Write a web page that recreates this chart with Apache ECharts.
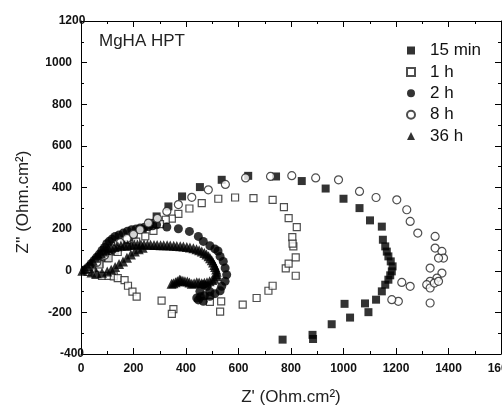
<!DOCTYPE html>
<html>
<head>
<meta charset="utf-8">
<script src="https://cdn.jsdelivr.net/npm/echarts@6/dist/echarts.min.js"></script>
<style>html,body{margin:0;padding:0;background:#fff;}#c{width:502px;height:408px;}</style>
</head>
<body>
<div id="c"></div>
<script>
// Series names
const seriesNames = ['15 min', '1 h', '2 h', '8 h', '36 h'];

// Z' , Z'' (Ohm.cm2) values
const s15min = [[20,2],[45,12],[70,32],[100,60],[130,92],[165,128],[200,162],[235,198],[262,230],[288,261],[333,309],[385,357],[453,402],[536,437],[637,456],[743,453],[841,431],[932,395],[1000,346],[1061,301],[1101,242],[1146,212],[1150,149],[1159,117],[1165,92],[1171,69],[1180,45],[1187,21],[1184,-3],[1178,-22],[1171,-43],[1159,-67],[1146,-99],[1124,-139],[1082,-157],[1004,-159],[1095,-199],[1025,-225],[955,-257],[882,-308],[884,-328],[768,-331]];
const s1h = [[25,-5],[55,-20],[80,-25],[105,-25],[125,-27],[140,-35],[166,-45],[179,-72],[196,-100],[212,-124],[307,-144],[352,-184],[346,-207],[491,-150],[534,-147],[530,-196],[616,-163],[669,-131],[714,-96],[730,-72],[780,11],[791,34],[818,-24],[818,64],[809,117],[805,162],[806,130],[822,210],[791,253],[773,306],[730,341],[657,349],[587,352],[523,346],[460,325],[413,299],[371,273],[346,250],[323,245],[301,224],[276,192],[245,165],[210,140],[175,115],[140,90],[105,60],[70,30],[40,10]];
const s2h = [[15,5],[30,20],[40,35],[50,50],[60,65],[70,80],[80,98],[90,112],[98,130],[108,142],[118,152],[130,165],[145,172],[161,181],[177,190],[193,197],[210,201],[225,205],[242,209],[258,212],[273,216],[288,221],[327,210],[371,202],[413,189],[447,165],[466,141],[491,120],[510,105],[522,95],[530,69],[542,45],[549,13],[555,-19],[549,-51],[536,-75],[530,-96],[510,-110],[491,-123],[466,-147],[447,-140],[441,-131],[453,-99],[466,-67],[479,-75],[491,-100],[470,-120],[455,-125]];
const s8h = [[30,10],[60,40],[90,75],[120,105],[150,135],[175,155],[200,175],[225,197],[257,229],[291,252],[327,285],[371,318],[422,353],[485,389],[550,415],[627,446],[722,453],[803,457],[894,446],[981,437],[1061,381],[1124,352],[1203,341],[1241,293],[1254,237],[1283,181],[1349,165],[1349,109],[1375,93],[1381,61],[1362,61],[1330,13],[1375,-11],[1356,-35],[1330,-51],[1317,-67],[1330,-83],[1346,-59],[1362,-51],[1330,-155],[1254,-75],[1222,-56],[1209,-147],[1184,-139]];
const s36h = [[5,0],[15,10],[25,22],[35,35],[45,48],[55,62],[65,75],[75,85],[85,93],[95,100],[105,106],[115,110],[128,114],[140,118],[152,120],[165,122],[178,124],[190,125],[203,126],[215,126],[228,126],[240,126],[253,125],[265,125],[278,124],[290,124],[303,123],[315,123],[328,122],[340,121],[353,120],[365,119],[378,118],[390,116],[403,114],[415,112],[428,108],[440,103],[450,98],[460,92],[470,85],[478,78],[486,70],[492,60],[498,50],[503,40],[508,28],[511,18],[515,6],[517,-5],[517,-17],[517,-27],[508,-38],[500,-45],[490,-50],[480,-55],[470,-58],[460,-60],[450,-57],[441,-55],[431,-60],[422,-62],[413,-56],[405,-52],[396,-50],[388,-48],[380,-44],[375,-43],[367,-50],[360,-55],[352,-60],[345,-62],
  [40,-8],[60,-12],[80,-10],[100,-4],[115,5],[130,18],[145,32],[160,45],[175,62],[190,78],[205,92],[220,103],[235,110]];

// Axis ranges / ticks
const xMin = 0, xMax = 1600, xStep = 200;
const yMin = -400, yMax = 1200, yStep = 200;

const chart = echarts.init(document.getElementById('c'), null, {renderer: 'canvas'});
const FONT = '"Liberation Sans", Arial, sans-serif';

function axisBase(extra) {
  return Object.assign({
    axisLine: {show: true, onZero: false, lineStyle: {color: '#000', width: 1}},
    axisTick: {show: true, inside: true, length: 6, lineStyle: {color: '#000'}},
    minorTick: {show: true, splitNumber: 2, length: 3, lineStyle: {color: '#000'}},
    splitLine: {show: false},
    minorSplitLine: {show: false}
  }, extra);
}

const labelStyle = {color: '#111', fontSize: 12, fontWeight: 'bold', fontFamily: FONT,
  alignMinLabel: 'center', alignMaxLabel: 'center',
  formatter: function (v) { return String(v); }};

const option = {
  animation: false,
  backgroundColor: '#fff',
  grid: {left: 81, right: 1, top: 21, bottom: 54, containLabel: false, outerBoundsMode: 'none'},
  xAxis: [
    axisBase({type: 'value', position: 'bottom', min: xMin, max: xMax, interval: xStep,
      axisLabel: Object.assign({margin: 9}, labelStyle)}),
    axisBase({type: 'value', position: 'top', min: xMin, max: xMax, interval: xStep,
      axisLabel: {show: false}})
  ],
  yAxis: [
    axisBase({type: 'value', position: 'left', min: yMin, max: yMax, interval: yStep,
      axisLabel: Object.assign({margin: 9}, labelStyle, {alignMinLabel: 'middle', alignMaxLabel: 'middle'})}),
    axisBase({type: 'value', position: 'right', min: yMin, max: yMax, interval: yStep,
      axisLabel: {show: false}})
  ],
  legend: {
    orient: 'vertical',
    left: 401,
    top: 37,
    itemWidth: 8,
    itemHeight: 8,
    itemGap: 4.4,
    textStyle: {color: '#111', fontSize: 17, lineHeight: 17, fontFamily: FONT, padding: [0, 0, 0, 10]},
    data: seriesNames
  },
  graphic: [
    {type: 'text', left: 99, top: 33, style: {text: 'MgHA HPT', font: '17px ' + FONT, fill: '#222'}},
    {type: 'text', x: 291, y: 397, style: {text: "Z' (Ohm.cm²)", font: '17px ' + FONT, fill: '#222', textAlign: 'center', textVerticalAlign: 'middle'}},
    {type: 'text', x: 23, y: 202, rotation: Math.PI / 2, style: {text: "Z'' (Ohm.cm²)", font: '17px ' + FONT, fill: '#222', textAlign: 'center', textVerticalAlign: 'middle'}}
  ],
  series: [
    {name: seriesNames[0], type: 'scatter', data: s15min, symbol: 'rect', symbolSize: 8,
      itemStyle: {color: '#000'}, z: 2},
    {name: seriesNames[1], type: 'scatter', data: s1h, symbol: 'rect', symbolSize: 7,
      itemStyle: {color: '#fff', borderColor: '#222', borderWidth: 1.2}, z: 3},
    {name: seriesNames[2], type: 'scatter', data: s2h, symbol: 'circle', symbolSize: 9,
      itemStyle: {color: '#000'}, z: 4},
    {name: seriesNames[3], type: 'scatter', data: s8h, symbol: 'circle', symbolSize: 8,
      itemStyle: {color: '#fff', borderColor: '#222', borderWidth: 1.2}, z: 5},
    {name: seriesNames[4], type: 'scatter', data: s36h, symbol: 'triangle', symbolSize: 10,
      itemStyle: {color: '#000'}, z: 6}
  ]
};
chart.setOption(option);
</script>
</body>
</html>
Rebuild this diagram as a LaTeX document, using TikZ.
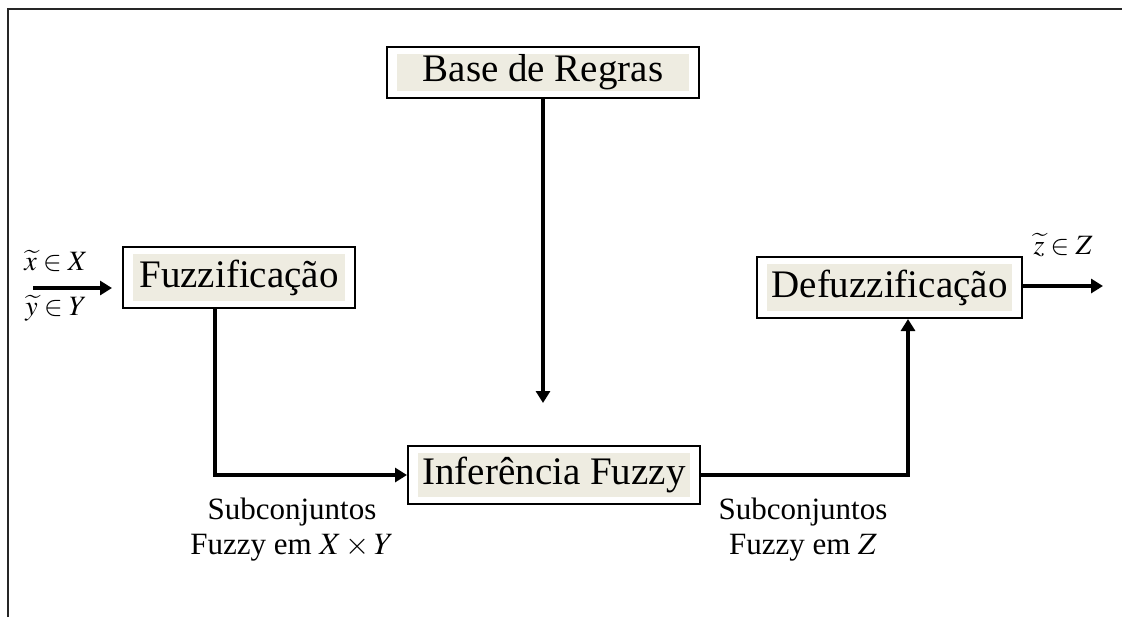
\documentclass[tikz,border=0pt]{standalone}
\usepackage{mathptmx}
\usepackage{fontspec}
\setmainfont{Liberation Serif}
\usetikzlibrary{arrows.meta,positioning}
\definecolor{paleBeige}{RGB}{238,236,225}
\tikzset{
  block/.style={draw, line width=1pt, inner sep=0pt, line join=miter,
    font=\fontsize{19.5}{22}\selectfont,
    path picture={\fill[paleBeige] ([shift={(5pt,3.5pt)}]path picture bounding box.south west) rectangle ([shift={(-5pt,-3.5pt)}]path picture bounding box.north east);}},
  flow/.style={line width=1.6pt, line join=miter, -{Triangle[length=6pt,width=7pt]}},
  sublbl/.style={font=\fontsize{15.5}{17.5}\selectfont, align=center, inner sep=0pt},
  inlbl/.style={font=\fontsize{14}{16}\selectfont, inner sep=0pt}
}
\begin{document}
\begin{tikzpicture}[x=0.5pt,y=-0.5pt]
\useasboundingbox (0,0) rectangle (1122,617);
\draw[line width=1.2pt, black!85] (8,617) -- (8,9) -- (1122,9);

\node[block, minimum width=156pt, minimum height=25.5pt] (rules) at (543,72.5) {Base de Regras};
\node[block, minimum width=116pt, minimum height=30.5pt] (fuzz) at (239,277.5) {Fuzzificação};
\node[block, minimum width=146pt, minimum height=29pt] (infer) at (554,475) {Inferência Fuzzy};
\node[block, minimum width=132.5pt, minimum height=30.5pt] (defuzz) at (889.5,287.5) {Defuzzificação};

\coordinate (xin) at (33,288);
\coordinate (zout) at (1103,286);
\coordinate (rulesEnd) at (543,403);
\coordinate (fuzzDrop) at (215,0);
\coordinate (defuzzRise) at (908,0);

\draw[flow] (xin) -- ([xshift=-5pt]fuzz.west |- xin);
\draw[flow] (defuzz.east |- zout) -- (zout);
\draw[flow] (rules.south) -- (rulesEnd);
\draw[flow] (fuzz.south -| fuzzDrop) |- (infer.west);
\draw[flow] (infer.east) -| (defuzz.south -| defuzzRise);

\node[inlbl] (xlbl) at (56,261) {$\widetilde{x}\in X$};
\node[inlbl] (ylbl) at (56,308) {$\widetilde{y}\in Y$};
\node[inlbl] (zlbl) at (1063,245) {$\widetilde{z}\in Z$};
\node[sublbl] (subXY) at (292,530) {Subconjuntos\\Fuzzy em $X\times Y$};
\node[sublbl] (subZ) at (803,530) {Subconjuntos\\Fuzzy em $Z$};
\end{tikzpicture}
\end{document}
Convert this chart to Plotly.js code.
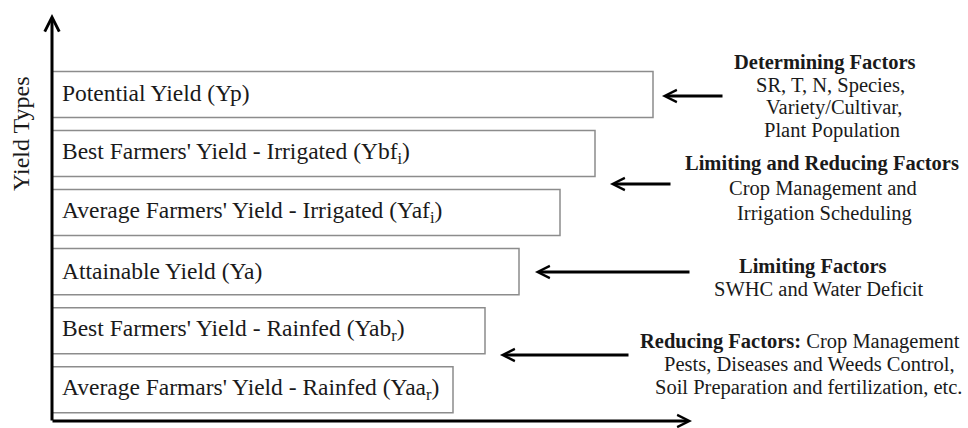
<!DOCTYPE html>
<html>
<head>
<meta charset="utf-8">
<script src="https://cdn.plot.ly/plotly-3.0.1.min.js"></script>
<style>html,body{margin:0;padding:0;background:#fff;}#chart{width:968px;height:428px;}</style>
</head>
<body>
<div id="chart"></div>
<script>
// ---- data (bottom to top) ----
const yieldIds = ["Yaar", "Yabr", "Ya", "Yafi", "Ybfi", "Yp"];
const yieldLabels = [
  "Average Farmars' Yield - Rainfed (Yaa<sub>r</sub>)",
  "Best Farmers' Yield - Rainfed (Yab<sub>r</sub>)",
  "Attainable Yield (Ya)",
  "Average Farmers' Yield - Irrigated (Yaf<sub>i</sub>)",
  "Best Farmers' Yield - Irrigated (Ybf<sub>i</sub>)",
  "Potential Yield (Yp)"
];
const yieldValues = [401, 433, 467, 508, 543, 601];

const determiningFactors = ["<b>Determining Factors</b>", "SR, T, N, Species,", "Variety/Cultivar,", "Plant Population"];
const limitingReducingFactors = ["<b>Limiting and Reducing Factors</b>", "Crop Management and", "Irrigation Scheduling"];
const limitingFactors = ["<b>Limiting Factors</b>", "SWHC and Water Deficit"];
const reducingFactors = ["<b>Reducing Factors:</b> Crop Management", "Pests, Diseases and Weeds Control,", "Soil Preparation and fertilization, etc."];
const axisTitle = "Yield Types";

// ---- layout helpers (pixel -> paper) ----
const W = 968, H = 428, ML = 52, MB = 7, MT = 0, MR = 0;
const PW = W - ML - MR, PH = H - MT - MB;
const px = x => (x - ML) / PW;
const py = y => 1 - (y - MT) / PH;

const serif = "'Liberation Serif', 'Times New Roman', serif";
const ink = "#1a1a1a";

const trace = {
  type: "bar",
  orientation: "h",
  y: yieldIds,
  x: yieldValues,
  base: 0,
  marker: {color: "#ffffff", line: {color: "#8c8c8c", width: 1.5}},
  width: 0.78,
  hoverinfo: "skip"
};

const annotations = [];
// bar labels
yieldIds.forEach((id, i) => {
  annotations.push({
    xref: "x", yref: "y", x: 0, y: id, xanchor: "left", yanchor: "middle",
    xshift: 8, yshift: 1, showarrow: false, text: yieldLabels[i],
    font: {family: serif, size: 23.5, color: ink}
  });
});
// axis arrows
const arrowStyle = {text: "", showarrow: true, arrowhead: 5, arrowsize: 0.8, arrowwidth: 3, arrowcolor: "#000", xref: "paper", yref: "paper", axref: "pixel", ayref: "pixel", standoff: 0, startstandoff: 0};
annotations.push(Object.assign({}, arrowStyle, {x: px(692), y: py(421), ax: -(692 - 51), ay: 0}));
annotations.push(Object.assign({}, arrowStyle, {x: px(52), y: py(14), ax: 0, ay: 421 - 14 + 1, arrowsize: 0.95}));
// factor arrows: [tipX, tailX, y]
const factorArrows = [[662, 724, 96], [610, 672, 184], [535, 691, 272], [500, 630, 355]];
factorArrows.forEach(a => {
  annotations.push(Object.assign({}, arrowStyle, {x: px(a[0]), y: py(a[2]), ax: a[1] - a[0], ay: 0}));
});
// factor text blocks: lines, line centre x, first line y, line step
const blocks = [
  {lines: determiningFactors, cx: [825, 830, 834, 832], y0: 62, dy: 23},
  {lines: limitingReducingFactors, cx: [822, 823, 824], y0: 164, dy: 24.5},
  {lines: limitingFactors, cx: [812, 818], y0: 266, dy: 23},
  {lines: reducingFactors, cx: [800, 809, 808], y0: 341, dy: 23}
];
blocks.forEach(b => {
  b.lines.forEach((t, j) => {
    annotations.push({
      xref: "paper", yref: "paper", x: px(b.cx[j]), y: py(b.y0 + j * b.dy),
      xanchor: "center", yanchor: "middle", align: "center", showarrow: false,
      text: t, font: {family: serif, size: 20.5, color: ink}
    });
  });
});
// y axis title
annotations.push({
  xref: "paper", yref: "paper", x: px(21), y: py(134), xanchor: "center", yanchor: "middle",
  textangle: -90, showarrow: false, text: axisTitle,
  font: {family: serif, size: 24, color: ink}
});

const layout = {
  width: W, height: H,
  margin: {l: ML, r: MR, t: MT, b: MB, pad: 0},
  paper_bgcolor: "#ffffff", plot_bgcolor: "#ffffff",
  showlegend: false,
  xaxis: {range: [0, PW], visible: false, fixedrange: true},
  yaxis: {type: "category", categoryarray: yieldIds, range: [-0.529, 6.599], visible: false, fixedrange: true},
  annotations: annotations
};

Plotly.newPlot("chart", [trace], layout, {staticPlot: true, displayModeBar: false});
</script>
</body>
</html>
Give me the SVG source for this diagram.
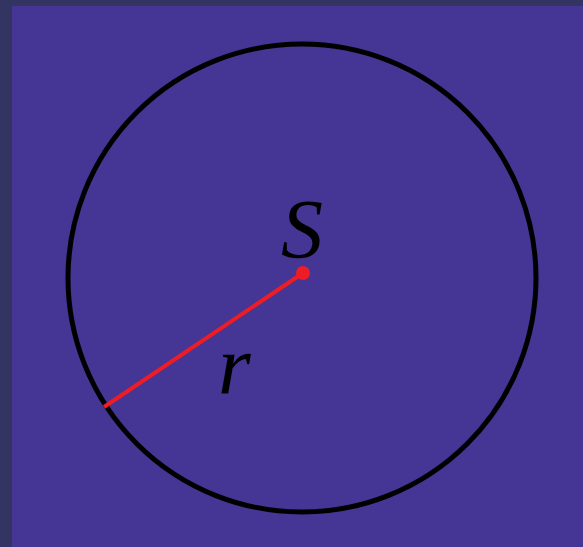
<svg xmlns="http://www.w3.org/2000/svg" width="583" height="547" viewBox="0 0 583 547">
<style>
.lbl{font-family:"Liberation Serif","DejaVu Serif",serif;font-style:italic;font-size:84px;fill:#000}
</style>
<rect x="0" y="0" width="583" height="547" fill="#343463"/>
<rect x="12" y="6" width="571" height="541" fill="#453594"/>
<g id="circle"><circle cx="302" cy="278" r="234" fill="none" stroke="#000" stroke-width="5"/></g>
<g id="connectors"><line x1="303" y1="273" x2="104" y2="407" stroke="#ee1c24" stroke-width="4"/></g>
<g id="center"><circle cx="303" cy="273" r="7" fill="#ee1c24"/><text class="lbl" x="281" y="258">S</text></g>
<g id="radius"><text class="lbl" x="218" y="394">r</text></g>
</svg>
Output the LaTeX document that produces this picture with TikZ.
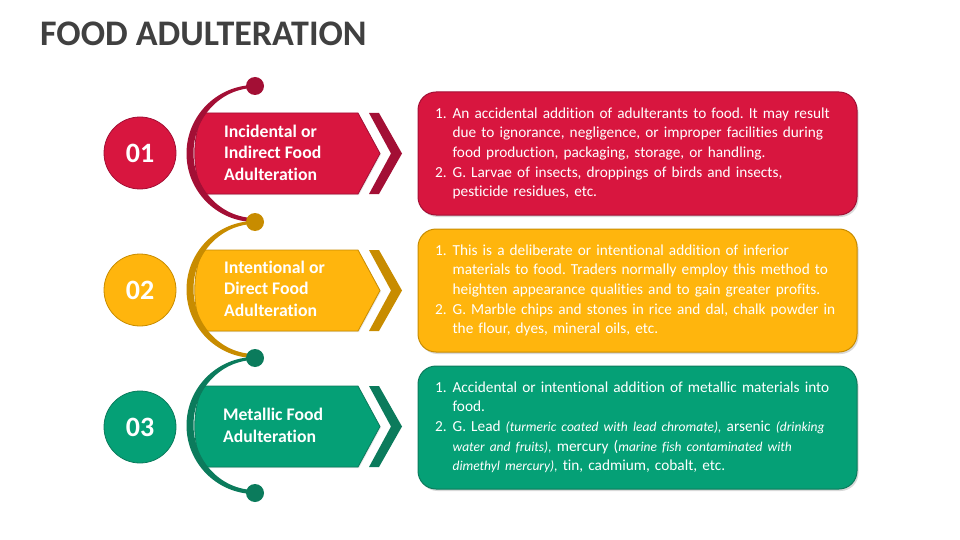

- **To be done**: Show all lines in the entries above where the word "that" appears.

- **Reply**:
Write a web page that recreates this chart with Apache ECharts.
Output the LaTeX document that produces this picture with TikZ.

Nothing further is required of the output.